* [Aim of the task]:
Collect all lines from the records below that include the word "page".

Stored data
------------------------------------

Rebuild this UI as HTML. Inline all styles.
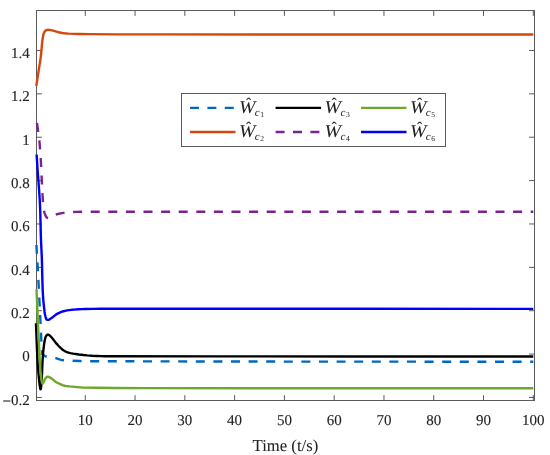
<!DOCTYPE html><html><head><meta charset="utf-8"><title>Plot</title><style>html,body{margin:0;padding:0;background:#fff;}svg{display:block;}</style></head><body>
<svg width="550" height="455" viewBox="0 0 550 455" text-rendering="geometricPrecision">
<rect x="0" y="0" width="550" height="455" fill="#fff"/>
<g fill="none" stroke="#5a5a5a" stroke-width="1">
<rect x="36.5" y="10.5" width="498.0" height="390.0"/>
<path d="M85.28,400.5 V395.1 M85.28,10.5 V15.9"/>
<path d="M135.06,400.5 V395.1 M135.06,10.5 V15.9"/>
<path d="M184.84,400.5 V395.1 M184.84,10.5 V15.9"/>
<path d="M234.62,400.5 V395.1 M234.62,10.5 V15.9"/>
<path d="M284.40,400.5 V395.1 M284.40,10.5 V15.9"/>
<path d="M334.18,400.5 V395.1 M334.18,10.5 V15.9"/>
<path d="M383.96,400.5 V395.1 M383.96,10.5 V15.9"/>
<path d="M433.74,400.5 V395.1 M433.74,10.5 V15.9"/>
<path d="M483.52,400.5 V395.1 M483.52,10.5 V15.9"/>
<path d="M533.30,400.5 V395.1 M533.30,10.5 V15.9"/>
<path d="M36.5,397.48 H41.9 M534.5,397.48 H529.1"/>
<path d="M36.5,354.10 H41.9 M534.5,354.10 H529.1"/>
<path d="M36.5,310.73 H41.9 M534.5,310.73 H529.1"/>
<path d="M36.5,267.35 H41.9 M534.5,267.35 H529.1"/>
<path d="M36.5,223.97 H41.9 M534.5,223.97 H529.1"/>
<path d="M36.5,180.60 H41.9 M534.5,180.60 H529.1"/>
<path d="M36.5,137.23 H41.9 M534.5,137.23 H529.1"/>
<path d="M36.5,93.85 H41.9 M534.5,93.85 H529.1"/>
<path d="M36.5,50.47 H41.9 M534.5,50.47 H529.1"/>
</g>
<g fill="none" stroke-width="2.40" stroke-linejoin="round" stroke-linecap="butt">
<path d="M36.40,245.00 L37.85,269.84 L40.10,313.88 L41.25,338.07 L41.65,347.50 L41.85,350.61 L42.15,352.27 L42.50,353.52 L42.85,354.28 L43.35,354.90 L44.10,355.54 L44.95,356.01 L46.40,356.56 L48.00,357.01 L50.40,357.46 L54.20,357.87 L55.65,358.10 L57.20,358.52 L61.05,359.80 L62.15,360.07 L63.15,360.22 L66.85,360.53 L71.15,360.76 L80.05,361.05 L87.55,361.18 L176.05,361.42 L280.05,361.58 L396.05,361.67 L533.30,361.70" stroke="#0068C0" stroke-dasharray="9.00 8.60" stroke-dashoffset="0.25"/>
<path d="M36.30,86.00 L38.75,70.02 L40.05,61.93 L40.60,58.14 L41.20,53.12 L42.25,41.37 L42.70,38.23 L43.15,35.69 L43.45,34.39 L43.70,33.60 L44.30,32.25 L44.85,31.36 L45.30,30.87 L46.15,30.32 L46.90,29.97 L47.55,29.81 L48.25,29.81 L49.20,29.90 L51.85,30.35 L53.00,30.64 L55.60,31.45 L58.75,32.24 L62.25,32.96 L64.45,33.29 L68.50,33.62 L74.95,33.92 L80.05,34.05 L88.55,34.16 L118.55,34.33 L148.55,34.40 L324.05,34.48 L533.30,34.50" stroke="#D6470E"/>
<path d="M36.00,323.30 L36.50,337.45 L37.10,352.02 L37.45,359.13 L37.90,366.23 L38.55,374.44 L39.35,382.64 L40.15,387.97 L40.40,389.00 L40.50,389.22 L40.60,389.30 L40.70,389.19 L40.80,388.89 L41.00,387.81 L41.50,383.39 L41.85,377.26 L42.50,361.99 L42.70,358.39 L43.25,351.44 L44.00,344.76 L44.35,342.41 L44.80,340.15 L45.30,338.00 L45.75,336.55 L46.05,335.96 L46.80,335.17 L47.40,334.76 L47.95,334.60 L48.25,334.63 L48.55,334.72 L49.25,335.14 L49.85,335.66 L51.70,337.49 L52.90,338.91 L55.30,342.13 L56.30,343.38 L58.65,346.02 L60.60,347.97 L62.00,349.21 L63.40,350.24 L64.75,351.07 L66.20,351.77 L68.35,352.55 L70.45,353.10 L73.10,353.58 L78.90,354.46 L83.55,355.03 L87.05,355.37 L92.05,355.74 L97.55,356.02 L101.05,356.15 L104.05,356.20 L220.05,356.38 L356.05,356.47 L533.30,356.50" stroke="#000000"/>
<path d="M36.80,122.00 L38.85,136.10 L39.30,139.90 L39.60,143.27 L40.55,156.06 L40.90,161.50 L42.10,187.46 L42.50,195.00 L43.10,203.08 L43.60,208.25 L43.90,210.30 L44.35,212.31 L44.85,213.93 L45.55,215.58 L46.15,216.72 L46.65,217.37 L47.55,217.98 L47.95,218.17 L48.30,218.27 L48.80,218.29 L49.35,218.16 L51.20,217.30 L52.10,216.78 L54.25,215.33 L55.35,214.78 L56.60,214.35 L58.00,213.96 L61.80,213.14 L63.55,212.86 L66.20,212.54 L68.80,212.27 L71.10,212.10 L76.40,211.90 L84.05,211.74 L90.05,211.70 L533.30,211.70" stroke="#7A2390" stroke-dasharray="9.00 8.60" stroke-dashoffset="16.61"/>
<path d="M36.50,289.30 L37.20,305.00 L38.00,325.00 L38.80,340.00 L39.50,356.16 L39.80,361.62 L40.40,369.77 L41.20,377.92 L41.45,379.72 L41.90,382.13 L42.15,383.11 L42.30,383.43 L42.40,383.50 L42.65,383.42 L42.90,383.23 L43.60,382.35 L43.90,381.72 L44.75,379.45 L44.95,379.07 L45.45,378.41 L46.10,377.62 L46.65,377.10 L47.15,376.80 L47.65,376.70 L48.40,376.81 L49.20,377.11 L50.00,377.54 L51.80,378.62 L52.80,379.36 L55.35,381.55 L55.95,381.97 L57.05,382.61 L58.35,383.28 L59.80,383.94 L62.50,385.09 L63.85,385.57 L64.65,385.77 L65.95,385.99 L69.30,386.40 L80.05,387.34 L82.55,387.51 L84.55,387.59 L98.05,387.79 L113.05,387.95 L147.05,388.10 L324.05,388.25 L533.30,388.30" stroke="#6CA82A"/>
<path d="M36.60,154.50 L37.65,170.71 L39.00,188.48 L39.65,198.51 L40.00,205.19 L40.30,213.26 L40.80,235.00 L41.05,241.48 L41.80,257.17 L42.00,263.58 L42.45,283.49 L42.75,291.05 L43.10,297.39 L43.35,300.65 L43.65,303.72 L44.60,311.99 L44.95,314.36 L45.60,317.03 L45.90,318.01 L46.20,318.78 L46.40,319.16 L46.60,319.42 L47.00,319.67 L47.40,319.84 L47.90,319.90 L48.55,319.79 L49.20,319.54 L50.00,319.11 L52.35,317.59 L54.85,315.46 L55.65,314.83 L56.75,314.14 L58.05,313.40 L59.20,312.82 L60.35,312.32 L61.95,311.73 L63.45,311.25 L65.15,310.82 L67.25,310.40 L69.10,310.11 L71.60,309.82 L73.90,309.61 L78.85,309.27 L82.05,309.10 L85.05,309.00 L93.05,308.85 L100.05,308.80 L352.05,308.82 L533.30,308.90" stroke="#0000F5"/>
</g>
<g font-family="Liberation Serif, serif" font-size="15.0" fill="#222222" stroke="#222222" stroke-width="0.1">
<text x="85.28" y="425.2" text-anchor="middle">10</text>
<text x="135.06" y="425.2" text-anchor="middle">20</text>
<text x="184.84" y="425.2" text-anchor="middle">30</text>
<text x="234.62" y="425.2" text-anchor="middle">40</text>
<text x="284.40" y="425.2" text-anchor="middle">50</text>
<text x="334.18" y="425.2" text-anchor="middle">60</text>
<text x="383.96" y="425.2" text-anchor="middle">70</text>
<text x="433.74" y="425.2" text-anchor="middle">80</text>
<text x="483.52" y="425.2" text-anchor="middle">90</text>
<text x="533.30" y="425.2" text-anchor="middle">100</text>
<text x="29.8" y="404.78" text-anchor="end"><tspan dy="0.9">−</tspan><tspan dy="-0.9">0.2</tspan></text>
<text x="29.8" y="361.40" text-anchor="end">0</text>
<text x="29.8" y="318.03" text-anchor="end">0.2</text>
<text x="29.8" y="274.65" text-anchor="end">0.4</text>
<text x="29.8" y="231.28" text-anchor="end">0.6</text>
<text x="29.8" y="187.90" text-anchor="end">0.8</text>
<text x="29.8" y="144.53" text-anchor="end">1</text>
<text x="29.8" y="101.15" text-anchor="end">1.2</text>
<text x="29.8" y="57.77" text-anchor="end">1.4</text>
</g>
<text x="285.4" y="451" text-anchor="middle" font-family="Liberation Serif, serif" font-size="16.7" fill="#222222" stroke="#222222" stroke-width="0.05">Time (t/s)</text>
<rect x="181.5" y="93.5" width="264" height="53" fill="#fff" stroke="#5a5a5a" stroke-width="1"/>
<path d="M190.0,107.9 H235.5" stroke="#0068C0" stroke-width="2.40" fill="none" stroke-dasharray="9 8.4"/>
<g font-family="Liberation Serif, serif" fill="#222222">
<text x="239.0" y="113.0" font-size="18" font-style="italic" textLength="16.4" lengthAdjust="spacingAndGlyphs">W</text>
<text x="245.9" y="108.5" font-size="16">ˆ</text>
<text x="254.8" y="115.9" font-size="11" font-style="italic">c</text>
<text x="260.3" y="117.0" font-size="7.6">1</text>
</g>
<path d="M190.0,132.0 H235.5" stroke="#D6470E" stroke-width="2.40" fill="none"/>
<g font-family="Liberation Serif, serif" fill="#222222">
<text x="239.0" y="137.0" font-size="18" font-style="italic" textLength="16.4" lengthAdjust="spacingAndGlyphs">W</text>
<text x="245.9" y="132.5" font-size="16">ˆ</text>
<text x="254.8" y="139.9" font-size="11" font-style="italic">c</text>
<text x="260.3" y="141.0" font-size="7.6">2</text>
</g>
<path d="M275.6,107.9 H321.1" stroke="#000000" stroke-width="2.40" fill="none"/>
<g font-family="Liberation Serif, serif" fill="#222222">
<text x="324.6" y="113.0" font-size="18" font-style="italic" textLength="16.4" lengthAdjust="spacingAndGlyphs">W</text>
<text x="331.5" y="108.5" font-size="16">ˆ</text>
<text x="340.4" y="115.9" font-size="11" font-style="italic">c</text>
<text x="345.9" y="117.0" font-size="7.6">3</text>
</g>
<path d="M275.6,132.0 H321.1" stroke="#7A2390" stroke-width="2.40" fill="none" stroke-dasharray="9 8.4"/>
<g font-family="Liberation Serif, serif" fill="#222222">
<text x="324.6" y="137.0" font-size="18" font-style="italic" textLength="16.4" lengthAdjust="spacingAndGlyphs">W</text>
<text x="331.5" y="132.5" font-size="16">ˆ</text>
<text x="340.4" y="139.9" font-size="11" font-style="italic">c</text>
<text x="345.9" y="141.0" font-size="7.6">4</text>
</g>
<path d="M361.0,107.9 H406.5" stroke="#6CA82A" stroke-width="2.40" fill="none"/>
<g font-family="Liberation Serif, serif" fill="#222222">
<text x="410.0" y="113.0" font-size="18" font-style="italic" textLength="16.4" lengthAdjust="spacingAndGlyphs">W</text>
<text x="416.9" y="108.5" font-size="16">ˆ</text>
<text x="425.8" y="115.9" font-size="11" font-style="italic">c</text>
<text x="431.3" y="117.0" font-size="7.6">5</text>
</g>
<path d="M361.0,132.0 H406.5" stroke="#0000F5" stroke-width="2.40" fill="none"/>
<g font-family="Liberation Serif, serif" fill="#222222">
<text x="410.0" y="137.0" font-size="18" font-style="italic" textLength="16.4" lengthAdjust="spacingAndGlyphs">W</text>
<text x="416.9" y="132.5" font-size="16">ˆ</text>
<text x="425.8" y="139.9" font-size="11" font-style="italic">c</text>
<text x="431.3" y="141.0" font-size="7.6">6</text>
</g>
</svg></body></html>
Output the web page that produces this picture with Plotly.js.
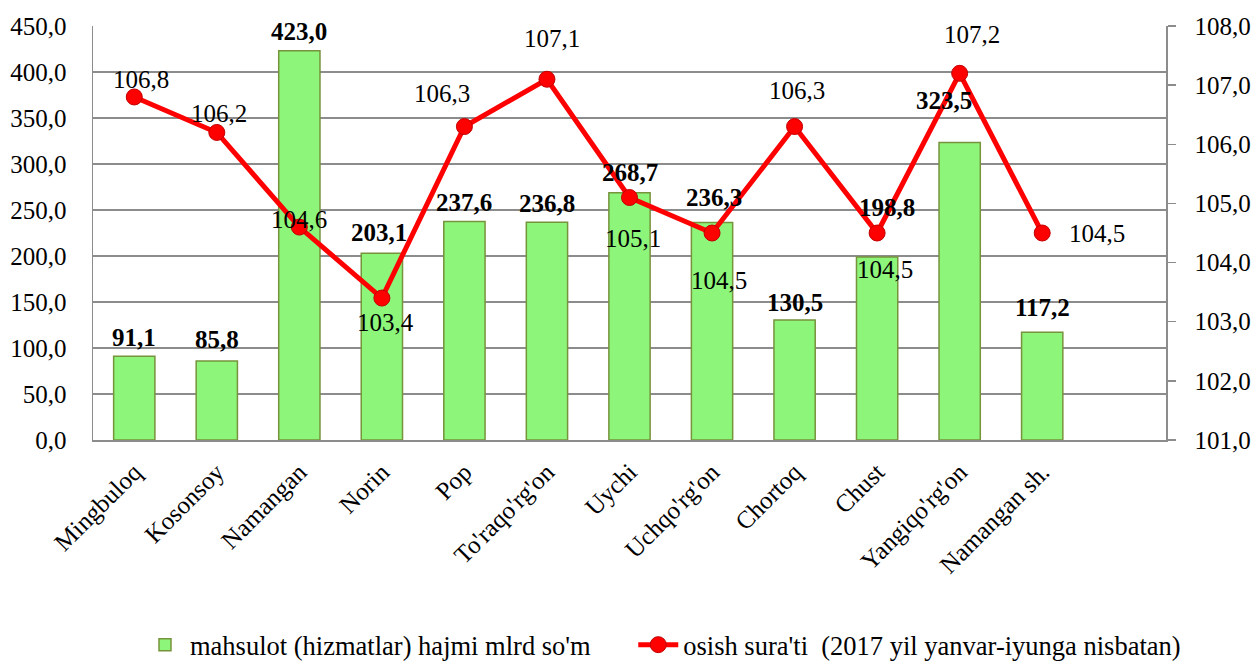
<!DOCTYPE html>
<html>
<head>
<meta charset="utf-8">
<script src="https://cdn.plot.ly/plotly-3.0.1.min.js"></script>
<style>html,body{margin:0;padding:0;background:#fff}#chart{width:1252px;height:662px}</style>
</head>
<body>
<div id="chart"></div>
<script>
const categories = ["Mingbuloq", "Kosonsoy", "Namangan", "Norin", "Pop", "To'raqo'rg'on", "Uychi", "Uchqo'rg'on", "Chortoq", "Chust", "Yangiqo'rg'on", "Namangan sh."];
const volume = [91.1, 85.8, 423.0, 203.1, 237.6, 236.8, 268.7, 236.3, 130.5, 198.8, 323.5, 117.2];
const growth = [106.8, 106.2, 104.6, 103.4, 106.3, 107.1, 105.1, 104.5, 106.3, 104.5, 107.2, 104.5];
const seriesNames = ["mahsulot (hizmatlar) hajmi mlrd so'm", "osish sura'ti  (2017 yil yanvar-iyunga nisbatan)"];

// label placement offsets (pixels)
const barLabelDx = [0, 0, 0, -3, 0, 0, 0, 2, 0, 10, -16, 0];
const barLabelDy = [19, 22, 19, 21, 19, 19, 20, 25, 17, 50, 42, 25];
const lineLabelDx = [7, 2, 0, 4, -22, 5, 3, 7, 2, 8, 12, 55];
const lineLabelDy = [17, 19, 8, -24, 33, 41, -41, -47, 36, -36, 39, 0];

const fmt = v => v.toFixed(1).replace('.', ',');
const FONT = "Liberation Serif";

const annotations = [];
categories.forEach((c, i) => {
  annotations.push({
    x: c, y: volume[i], xref: 'x', yref: 'y', text: '<b>' + fmt(volume[i]) + '</b>',
    showarrow: false, xanchor: 'center', yanchor: 'middle',
    xshift: barLabelDx[i], yshift: barLabelDy[i],
    font: {family: FONT, size: 25, color: '#000'}
  });
  annotations.push({
    x: c, y: growth[i], xref: 'x', yref: 'y2', text: fmt(growth[i]),
    showarrow: false, xanchor: 'center', yanchor: 'middle',
    xshift: lineLabelDx[i], yshift: lineLabelDy[i],
    font: {family: FONT, size: 25, color: '#000'}
  });
});

const traces = [
  {
    type: 'bar', name: seriesNames[0], x: categories, y: volume, yaxis: 'y',
    marker: {color: '#8CF57A', line: {color: '#77933C', width: 1.5}},
    hoverinfo: 'x+y', legend: 'legend'
  },
  {
    type: 'scatter', mode: 'lines+markers', name: seriesNames[1], x: categories, y: growth, yaxis: 'y2',
    line: {color: '#FF0000', width: 5},
    marker: {size: 16, color: '#FF0000', line: {color: '#C00000', width: 1}},
    cliponaxis: false, legend: 'legend2'
  }
];

const legendStyle = {
  orientation: 'h', xanchor: 'left', y: -0.495, yanchor: 'middle',
  font: {family: FONT, size: 26.5, color: '#000'}, itemwidth: 40,
  bgcolor: 'rgba(0,0,0,0)', borderwidth: 0
};

const layout = {
  width: 1252, height: 662,
  margin: {l: 93, r: 86, t: 26, b: 222, autoexpand: false},
  paper_bgcolor: '#fff', plot_bgcolor: '#fff',
  separators: ', ',
  font: {family: FONT, size: 25, color: '#000'},
  bargap: 0.5,
  showlegend: true,
  legend: Object.assign({}, legendStyle, {x: 0.0438}),
  legend2: Object.assign({}, legendStyle, {x: 0.5035}),
  xaxis: {
    type: 'category', range: [-0.5, 12.5], tickangle: -45,
    showline: true, linecolor: '#8c8c8c', linewidth: 1.5,
    showgrid: false, ticks: '', tickfont: {family: FONT, size: 25, color: '#000'},
    ticklabelstandoff: 6, fixedrange: true
  },
  yaxis: {
    range: [0, 450], dtick: 50, tickformat: '.1f',
    showline: true, linecolor: '#8c8c8c', linewidth: 1.5,
    showgrid: true, gridcolor: '#8c8c8c', gridwidth: 1.5, zeroline: false,
    ticks: '', ticklabelstandoff: 20,
    tickfont: {family: FONT, size: 25, color: '#000'}
  },
  yaxis2: {
    overlaying: 'y', side: 'right', range: [101, 108], dtick: 1, tickformat: '.1f',
    showline: true, linecolor: '#8c8c8c', linewidth: 1.5,
    showgrid: false, zeroline: false,
    ticks: 'outside', ticklen: 8, tickwidth: 1.5, tickcolor: '#8c8c8c', ticklabelstandoff: 14,
    tickfont: {family: FONT, size: 25, color: '#000'}
  },
  annotations: annotations
};

Plotly.newPlot('chart', traces, layout, {displayModeBar: false, staticPlot: true});
</script>
</body>
</html>
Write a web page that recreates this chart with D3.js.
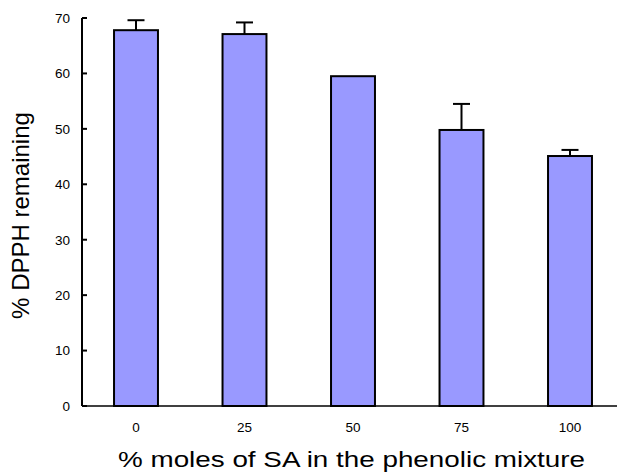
<!DOCTYPE html>
<html>
<head>
<meta charset="utf-8">
<script src="https://cdn.jsdelivr.net/npm/d3@7"></script>
<style>
  html, body { margin: 0; padding: 0; background: #fff; }
  svg { display: block; }
  text { font-family: Arial, "Liberation Sans", sans-serif; fill: #000; }
</style>
</head>
<body>
<svg id="chart" width="617" height="472"></svg>
<script>
// % SA in the phenolic mixture
const categories = ["0", "25", "50", "75", "100"];
// % DPPH remaining (mean) and upper error (SD)
const values = [67.8, 67.1, 59.5, 49.8, 45.1];
const errors = [1.8, 2.1, 0, 4.7, 1.1];
const yTicks = [0, 10, 20, 30, 40, 50, 60, 70];

const svg = d3.select("#chart");

const x = d3.scaleBand()
  .domain(categories)
  .range([81.75, 624.25])
  .paddingInner(0.595)
  .paddingOuter(0.2975);

const y = d3.scaleLinear()
  .domain([0, 70])
  .range([406, 18]);

const data = categories.map((c, i) => ({ cat: c, value: values[i], err: errors[i] }));

// bars
svg.append("g").selectAll("rect")
  .data(data)
  .join("rect")
  .attr("x", d => x(d.cat))
  .attr("y", d => y(d.value))
  .attr("width", x.bandwidth())
  .attr("height", d => y(0) - y(d.value))
  .attr("fill", "#9999ff")
  .attr("stroke", "#000")
  .attr("stroke-width", 2);

// upper error bars
const eb = svg.append("g").attr("stroke", "#000").attr("stroke-width", 2);
data.filter(d => d.err > 0).forEach(d => {
  const cx = x(d.cat) + x.bandwidth() / 2;
  eb.append("line")
    .attr("x1", cx).attr("x2", cx)
    .attr("y1", y(d.value)).attr("y2", y(d.value + d.err));
  eb.append("line")
    .attr("x1", cx - 8.5).attr("x2", cx + 8.5)
    .attr("y1", y(d.value + d.err)).attr("y2", y(d.value + d.err));
});

// y axis: inward ticks, labels on the left
const yAxis = svg.append("g");
yAxis.append("line")
  .attr("x1", 82).attr("x2", 82)
  .attr("y1", y(70)).attr("y2", y(0))
  .attr("stroke", "#000").attr("stroke-width", 2);
yAxis.selectAll("line.tick")
  .data(yTicks)
  .join("line")
  .attr("class", "tick")
  .attr("x1", 82).attr("x2", 87)
  .attr("y1", d => y(d)).attr("y2", d => y(d))
  .attr("stroke", "#000").attr("stroke-width", 2);
yAxis.selectAll("text")
  .data(yTicks)
  .join("text")
  .attr("x", 70)
  .attr("y", d => y(d))
  .attr("dy", "0.36em")
  .attr("text-anchor", "end")
  .attr("font-size", 13.5)
  .text(d => d);

// x axis baseline and category labels
svg.append("line")
  .attr("x1", 82).attr("x2", 617)
  .attr("y1", y(0)).attr("y2", y(0))
  .attr("stroke", "#000").attr("stroke-width", 1.5);
svg.append("g").selectAll("text")
  .data(categories)
  .join("text")
  .attr("x", d => x(d) + x.bandwidth() / 2)
  .attr("y", 431.5)
  .attr("text-anchor", "middle")
  .attr("font-size", 13.5)
  .text(d => d);

// axis titles
svg.append("text")
  .attr("x", 351.5)
  .attr("y", 467)
  .attr("text-anchor", "middle")
  .attr("font-size", 22.5)
  .attr("textLength", 467)
  .attr("lengthAdjust", "spacingAndGlyphs")
  .text("% moles of SA in the phenolic mixture");

svg.append("text")
  .attr("transform", "translate(29,215.5) rotate(-90)")
  .attr("text-anchor", "middle")
  .attr("font-size", 24)
  .text("% DPPH remaining");
</script>
</body>
</html>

------------------------------------

* [Written solution]:
Output the web page that produces this picture with Plotly.js.
Write a web page that recreates this chart with D3.js.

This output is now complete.